Measuring and Predicting the In-Ground Temperature Profile for Geothermal Energy Systems in the Desert of Arid Regions

Abstract

Instead of fossil fuels, clean renewable energy resources are being used to meet space heating and cooling needs, to reduce global warming and air pollution worldwide. In the desert of the Arabian Peninsula, extensive solar irradiance and drastic variations in air temperatures (daily and/or seasonally) are common; thus, geothermal energy resources are a promising solution that is nearly independent of weather fluctuations. Due to a lack of information about in-ground temperature profiles in these regions, the use of geothermal energy resources for domestic applications is very limited. Therefore, this study aimed to measure the in-ground temperature (Tg) up to 3.5 m in depth for one year. Due to the difficulty of digging in the ground (i.e., gravelly sand; rocky, dry soil), numerical equations were adopted and used to simulate the in-ground temperature (Tg) for a depth > 3 m. These equations were validated by comparing the measured and simulated values of Tg for depths ≤ 3 m under extreme weather conditions. The validation yielded a mean absolute error (EMA) of ≤ 1.2 °C and a root mean square error (ERMS) of ≤ 1.42 °C. The measurements showed that at 3 m depth, the in-ground temperature was 32 °C in summer and 29 °C in winter. The simulation showed that values of Tg increased with depth in winter and decreased in summer and became constant as 30 °C at 13 m depth throughout the year (i.e., the undisturbed ground temperature (UGT)).

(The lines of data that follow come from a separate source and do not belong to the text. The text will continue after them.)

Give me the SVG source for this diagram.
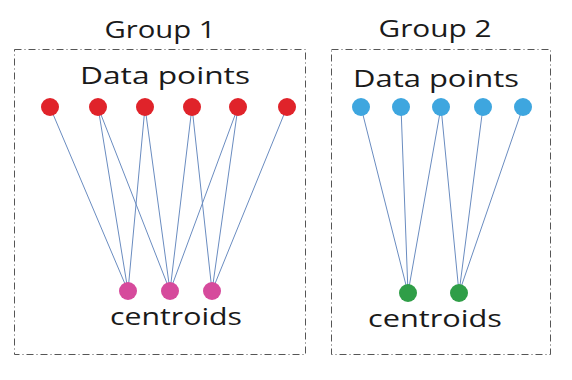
<svg xmlns="http://www.w3.org/2000/svg" width="572" height="380" viewBox="0 0 572 380">
<style>
.box{fill:none;stroke:#555;stroke-width:1;stroke-dasharray:7 3 1 3}
.lbl{font-family:"Open Sans",Lato,sans-serif;font-size:23px;fill:#1a1a1a;text-anchor:middle}
.edge{stroke:#6a8cc0;stroke-width:1;fill:none}
.red{fill:#e0232a}
.blue{fill:#3ea6df}
.pink{fill:#d64a9c}
.green{fill:#2f9e47}
</style>
<rect width="572" height="380" fill="#fff"/>
<g id="group1">
<rect class="box" x="14.5" y="49.5" width="291" height="305"/>
<text class="lbl" x="160" y="38" textLength="111" lengthAdjust="spacingAndGlyphs">Group 1</text>
<text class="lbl" x="165" y="84" textLength="170" lengthAdjust="spacingAndGlyphs">Data points</text>
<text class="lbl" x="176" y="325" textLength="132" lengthAdjust="spacingAndGlyphs">centroids</text>
</g>
<g id="group2">
<rect class="box" x="331.5" y="49.5" width="219" height="305"/>
<text class="lbl" x="435" y="37" textLength="113" lengthAdjust="spacingAndGlyphs">Group 2</text>
<text class="lbl" x="436" y="87" textLength="166" lengthAdjust="spacingAndGlyphs">Data points</text>
<text class="lbl" x="435" y="327" textLength="134" lengthAdjust="spacingAndGlyphs">centroids</text>
</g>
<g id="connectors">
<line class="edge" x1="50" y1="107" x2="128" y2="291"/>
<line class="edge" x1="98" y1="107" x2="128" y2="291"/>
<line class="edge" x1="98" y1="107" x2="170" y2="291"/>
<line class="edge" x1="145" y1="107" x2="128" y2="291"/>
<line class="edge" x1="145" y1="107" x2="170" y2="291"/>
<line class="edge" x1="192" y1="107" x2="170" y2="291"/>
<line class="edge" x1="192" y1="107" x2="212" y2="291"/>
<line class="edge" x1="238" y1="107" x2="170" y2="291"/>
<line class="edge" x1="238" y1="107" x2="212" y2="291"/>
<line class="edge" x1="287" y1="107" x2="212" y2="291"/>
<line class="edge" x1="361" y1="107" x2="408" y2="293"/>
<line class="edge" x1="401" y1="107" x2="408" y2="293"/>
<line class="edge" x1="441" y1="107" x2="408" y2="293"/>
<line class="edge" x1="441" y1="107" x2="459" y2="293"/>
<line class="edge" x1="483" y1="107" x2="459" y2="293"/>
<line class="edge" x1="523" y1="107" x2="459" y2="293"/>
</g>
<g id="d1"><circle class="red" cx="50" cy="107" r="9"/></g>
<g id="d2"><circle class="red" cx="98" cy="107" r="9"/></g>
<g id="d3"><circle class="red" cx="145" cy="107" r="9"/></g>
<g id="d4"><circle class="red" cx="192" cy="107" r="9"/></g>
<g id="d5"><circle class="red" cx="238" cy="107" r="9"/></g>
<g id="d6"><circle class="red" cx="287" cy="107" r="9"/></g>
<g id="c1"><circle class="pink" cx="128" cy="291" r="9"/></g>
<g id="c2"><circle class="pink" cx="170" cy="291" r="9"/></g>
<g id="c3"><circle class="pink" cx="212" cy="291" r="9"/></g>
<g id="b1"><circle class="blue" cx="361" cy="107" r="9"/></g>
<g id="b2"><circle class="blue" cx="401" cy="107" r="9"/></g>
<g id="b3"><circle class="blue" cx="441" cy="107" r="9"/></g>
<g id="b4"><circle class="blue" cx="483" cy="107" r="9"/></g>
<g id="b5"><circle class="blue" cx="523" cy="107" r="9"/></g>
<g id="g1"><circle class="green" cx="408" cy="293" r="9"/></g>
<g id="g2"><circle class="green" cx="459" cy="293" r="9"/></g>
</svg>
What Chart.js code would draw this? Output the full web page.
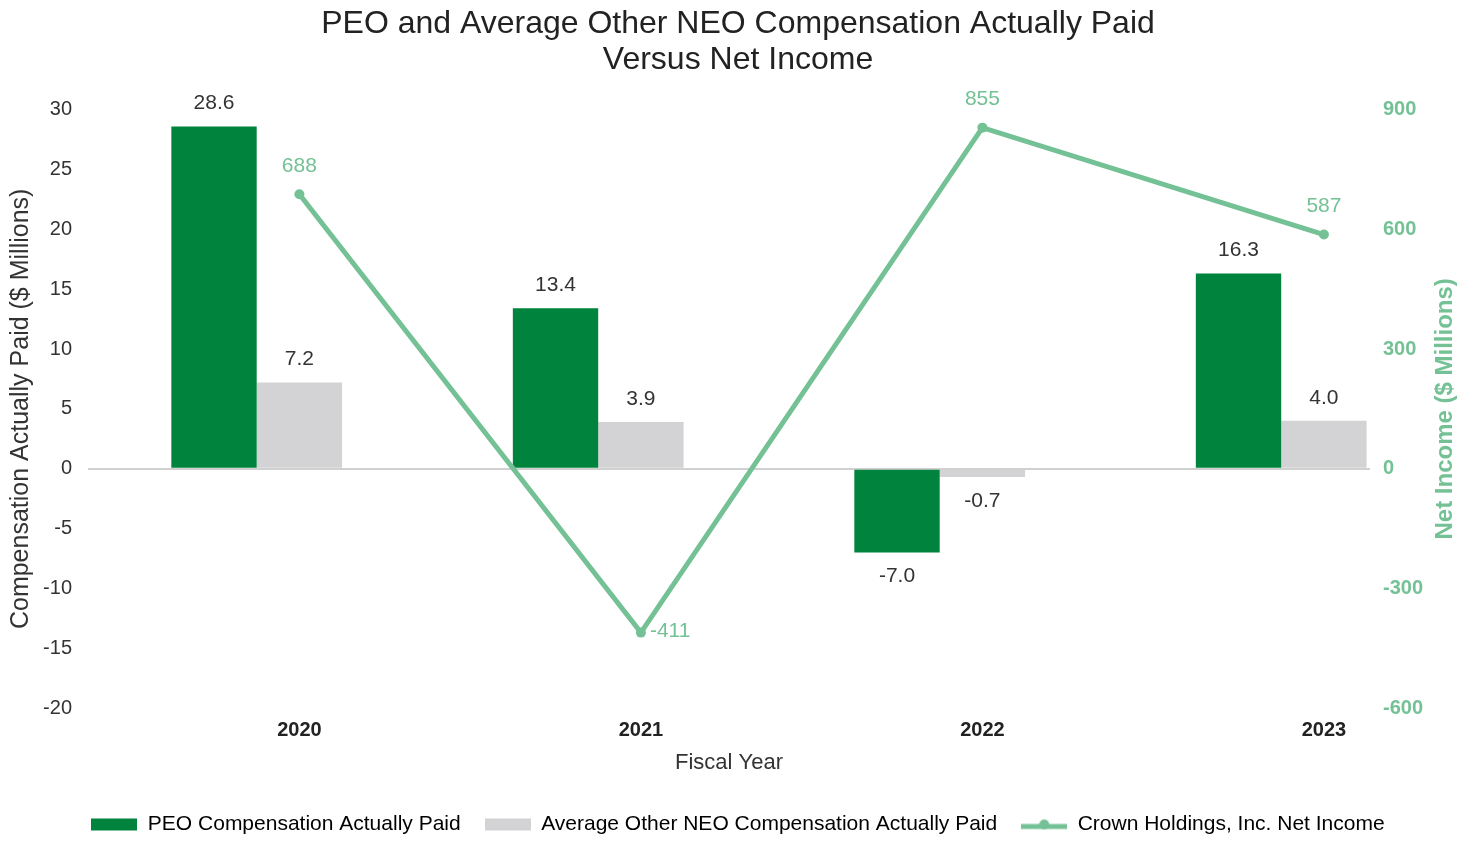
<!DOCTYPE html>
<html>
<head>
<meta charset="utf-8">
<script src="https://cdn.jsdelivr.net/npm/chart.js@4.4.1/dist/chart.umd.min.js"></script>
<style>
  html, body { margin: 0; padding: 0; background: #fff; }
  #wrap { width: 1476px; height: 842px; }
</style>
</head>
<body>
<div id="wrap"><canvas id="chart" width="1476" height="842"></canvas></div>
<script>
var years = ["2020", "2021", "2022", "2023"];
var peoPaid = [28.6, 13.4, -7.0, 16.3];
var neoPaid = [7.2, 3.9, -0.7, 4.0];
var netIncome = [688, -411, 855, 587];

var GREEN = "#00843d";
var GRAY = "#d3d3d5";
var LINE = "#74c195";
var FONT = "'Liberation Sans', Arial, sans-serif";

// bars sit on x = 0,1,2,3 ; the line + year labels sit on the gray bar centre
var SHIFT = 0.125;

function swatch(kind, color) {
  var c = document.createElement("canvas");
  c.width = 46;
  c.height = 14;
  var g = c.getContext("2d");
  if (kind === "rect") {
    g.fillStyle = color;
    g.fillRect(0, 1, 46, 12);
  } else {
    g.strokeStyle = color;
    g.lineWidth = 5;
    g.beginPath();
    g.moveTo(0, 9);
    g.lineTo(46, 9);
    g.stroke();
    g.fillStyle = color;
    g.beginPath();
    g.arc(23, 7, 5, 0, Math.PI * 2);
    g.fill();
  }
  return c;
}

var valueLabels = {
  id: "valueLabels",
  afterDatasetsDraw: function (chart) {
    var ctx = chart.ctx;
    ctx.save();
    ctx.font = "21px " + FONT;
    ctx.textAlign = "center";
    ctx.textBaseline = "middle";
    chart.data.datasets.forEach(function (ds, di) {
      var meta = chart.getDatasetMeta(di);
      meta.data.forEach(function (el, i) {
        var v = ds.data[i].y;
        if (ds.type === "line") {
          ctx.fillStyle = LINE;
          if (v < 0) {
            ctx.textAlign = "left";
            ctx.fillText(String(v), el.x + 9, el.y - 1);
            ctx.textAlign = "center";
          } else {
            ctx.fillText(String(v), el.x, el.y - 28);
          }
        } else {
          ctx.fillStyle = "#333";
          var txt = v.toFixed(1);
          if (v < 0) {
            ctx.fillText(txt, el.x, el.y + 24);
          } else {
            ctx.fillText(txt, el.x, el.y - 23);
          }
        }
      });
    });
    ctx.restore();
  }
};

var rightTitle = {
  id: "rightTitle",
  afterDraw: function (chart) {
    var ctx = chart.ctx;
    var a = chart.chartArea;
    ctx.save();
    ctx.translate(1445, (a.top + a.bottom) / 2);
    ctx.rotate(-Math.PI / 2);
    ctx.font = "bold 24px " + FONT;
    ctx.fillStyle = LINE;
    ctx.textAlign = "center";
    ctx.textBaseline = "middle";
    ctx.fillText("Net Income ($ Millions)", 0, 0);
    ctx.restore();
  }
};

var ctx = document.getElementById("chart");
var myChart = new Chart(ctx, {
  type: "bar",
  data: {
    datasets: [
      {
        label: "PEO Compensation Actually Paid",
        data: peoPaid.map(function (v, i) { return { x: i, y: v }; }),
        backgroundColor: GREEN,
        categoryPercentage: 0.5,
        barPercentage: 1.0,
        yAxisID: "y",
        order: 2
      },
      {
        label: "Average Other NEO Compensation Actually Paid",
        data: neoPaid.map(function (v, i) { return { x: i, y: v }; }),
        backgroundColor: GRAY,
        categoryPercentage: 0.5,
        barPercentage: 1.0,
        yAxisID: "y",
        order: 3
      },
      {
        type: "line",
        label: "Crown Holdings, Inc. Net Income",
        data: netIncome.map(function (v, i) { return { x: i + SHIFT, y: v }; }),
        borderColor: LINE,
        backgroundColor: LINE,
        borderWidth: 5,
        pointRadius: 5,
        pointBackgroundColor: LINE,
        pointBorderWidth: 0,
        tension: 0,
        yAxisID: "y1",
        order: 1
      }
    ]
  },
  options: {
    responsive: false,
    animation: false,
    layout: { padding: { top: 0, left: 0, right: 0, bottom: -3 } },
    scales: {
      x: {
        type: "linear",
        offset: false,
        min: -0.494,
        max: 3.26,
        grid: { display: false, drawTicks: false },
        border: { display: false },
        afterBuildTicks: function (axis) {
          axis.ticks = years.map(function (y, i) { return { value: i + SHIFT }; });
        },
        ticks: {
          padding: 10,
          color: "#222",
          font: { family: FONT, size: 20, weight: "bold" },
          callback: function (v) { return years[Math.round(v - SHIFT)]; }
        },
        title: {
          display: true,
          text: "Fiscal Year",
          color: "#333",
          font: { family: FONT, size: 22, lineHeight: 1.0 },
          padding: { top: 0, bottom: 16 }
        }
      },
      y: {
        position: "left",
        min: -20,
        max: 30,
        afterFit: function (scale) { scale.width = 88; },
        ticks: {
          stepSize: 5,
          padding: 16,
          color: "#333",
          font: { family: FONT, size: 20 }
        },
        grid: {
          drawTicks: false,
          lineWidth: 2,
          color: function (c) { return c.tick && c.tick.value === 0 ? "#d0d0d0" : "rgba(0,0,0,0)"; }
        },
        border: { display: false },
        title: {
          display: true,
          text: "Compensation Actually Paid ($ Millions)",
          color: "#333",
          font: { family: FONT, size: 25, lineHeight: 1.0 },
          padding: { top: 9, bottom: 0 }
        }
      },
      y1: {
        position: "right",
        min: -600,
        max: 900,
        afterFit: function (scale) { scale.width = 106; },
        ticks: {
          stepSize: 300,
          padding: 13,
          color: LINE,
          font: { family: FONT, size: 20, weight: "bold" }
        },
        grid: { display: false, drawTicks: false },
        border: { display: false }
      }
    },
    plugins: {
      title: {
        display: true,
        text: ["PEO and Average Other NEO Compensation Actually Paid", "Versus Net Income"],
        color: "#222",
        font: { family: FONT, size: 32, weight: "normal", lineHeight: 1.12 },
        padding: { top: 6, bottom: 32 }
      },
      legend: {
        position: "bottom",
        labels: {
          usePointStyle: true,
          pointStyleWidth: 46,
          boxHeight: 14,
          padding: 24,
          color: "#333",
          font: { family: FONT, size: 21 },
          generateLabels: function (chart) {
            var kinds = ["rect", "rect", "line"];
            var cols = [GREEN, GRAY, LINE];
            return chart.data.datasets.map(function (ds, i) {
              return {
                text: ds.label,
                pointStyle: swatch(kinds[i], cols[i]),
                fillStyle: cols[i],
                strokeStyle: cols[i],
                lineWidth: 0,
                datasetIndex: i,
                hidden: false
              };
            });
          }
        }
      },
      tooltip: { enabled: false }
    }
  },
  plugins: [valueLabels, rightTitle]
});
</script>
</body>
</html>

This temperature would provide considerable heating and cooling capacity if an earth-to-air heat exchanger were implemented in arid regions where ambient temperatures exceed 47 °C on summer days and drop below 10 °C on winter nights. The theoretical prediction of Tg using the proposed equations is a useful tool for designers who use geothermal effects for indoor space cooling and heating in the desert of arid regions.